**Exercise goal:** Give again exactly the lines that run from the start of the records to the line holding "(0,0) rectangle (611,484);", both ends counted. Do not include the pictures.

**Material for the task:**

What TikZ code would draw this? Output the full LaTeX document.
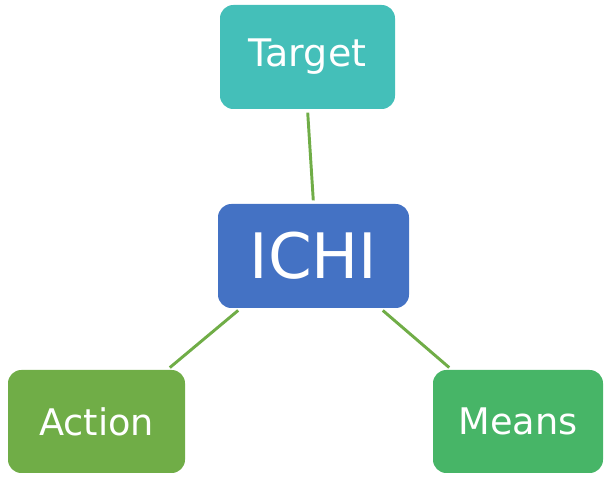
\documentclass[tikz,border=0pt]{standalone}
\usepackage{fontspec}
\setmainfont{DejaVu Sans}
\usepackage{tikz}
\usetikzlibrary{positioning}
\usepackage{xcolor}

\definecolor{ichiblue}{HTML}{4472C4}
\definecolor{targetteal}{HTML}{44BFB9}
\definecolor{actiongreen}{HTML}{70AD47}
\definecolor{meansgreen}{HTML}{47B567}

\begin{document}
\begin{tikzpicture}[
  x=0.75pt,
  y=-0.75pt,
  box/.style={
    rectangle,
    draw=none,
    rounded corners=10pt,
    align=center,
    text=white,
    inner sep=0pt,
    minimum height=78pt,
    font=\fontsize{27.5}{33}\selectfont
  },
  centre/.style={
    box,
    fill=ichiblue,
    minimum width=143.25pt,
    font=\fontsize{47}{56}\selectfont
  },
  target/.style={
    box,
    fill=targetteal,
    minimum width=131.25pt,
    font=\fontsize{28.5}{34}\selectfont
  },
  action/.style={
    box,
    fill=actiongreen,
    minimum width=132.75pt,
    minimum height=77.25pt
  },
  means/.style={
    box,
    fill=meansgreen,
    minimum width=127.5pt,
    minimum height=77.25pt
  },
  link/.style={draw=actiongreen,line width=2.2pt,shorten <=2.5pt,shorten >=2.5pt}
]

\useasboundingbox (0,0) rectangle (611,484);

\node[centre] (ichi) at (313.5,256) {ICHI};
\node[target] (target) at (307.5,57) {Target};
\node[action] (action) at (96.5,421.5) {Action};
\node[means] (means) at (518,421.5) {Means};

\draw[link] (target.south) -- (ichi.north);
\draw[link] ([xshift=17.25pt]ichi.south west) -- ([xshift=-13.5pt]action.north east);
\draw[link] ([xshift=-21.75pt]ichi.south east) -- ([xshift=14.25pt]means.north west);

\end{tikzpicture}
\end{document}
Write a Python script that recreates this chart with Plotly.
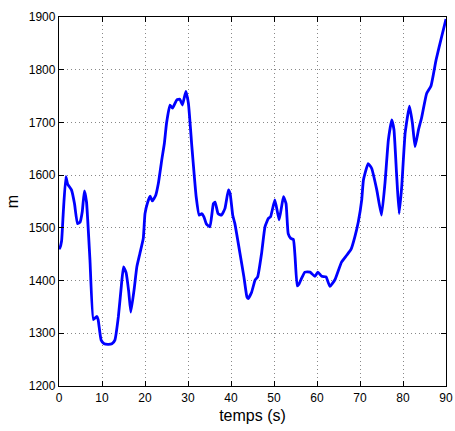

**Solved exercise:**
What TikZ code would draw this? Output the full LaTeX document.
\documentclass[tikz,border=0pt]{standalone}
\usepackage{fontspec}
\setmainfont{DejaVu Sans}
\usepackage{tikz}
\usetikzlibrary{positioning}
\usepackage{xcolor}

\definecolor{ichiblue}{HTML}{4472C4}
\definecolor{targetteal}{HTML}{44BFB9}
\definecolor{actiongreen}{HTML}{70AD47}
\definecolor{meansgreen}{HTML}{47B567}

\begin{document}
\begin{tikzpicture}[
  x=0.75pt,
  y=-0.75pt,
  box/.style={
    rectangle,
    draw=none,
    rounded corners=10pt,
    align=center,
    text=white,
    inner sep=0pt,
    minimum height=78pt,
    font=\fontsize{27.5}{33}\selectfont
  },
  centre/.style={
    box,
    fill=ichiblue,
    minimum width=143.25pt,
    font=\fontsize{47}{56}\selectfont
  },
  target/.style={
    box,
    fill=targetteal,
    minimum width=131.25pt,
    font=\fontsize{28.5}{34}\selectfont
  },
  action/.style={
    box,
    fill=actiongreen,
    minimum width=132.75pt,
    minimum height=77.25pt
  },
  means/.style={
    box,
    fill=meansgreen,
    minimum width=127.5pt,
    minimum height=77.25pt
  },
  link/.style={draw=actiongreen,line width=2.2pt,shorten <=2.5pt,shorten >=2.5pt}
]

\useasboundingbox (0,0) rectangle (611,484);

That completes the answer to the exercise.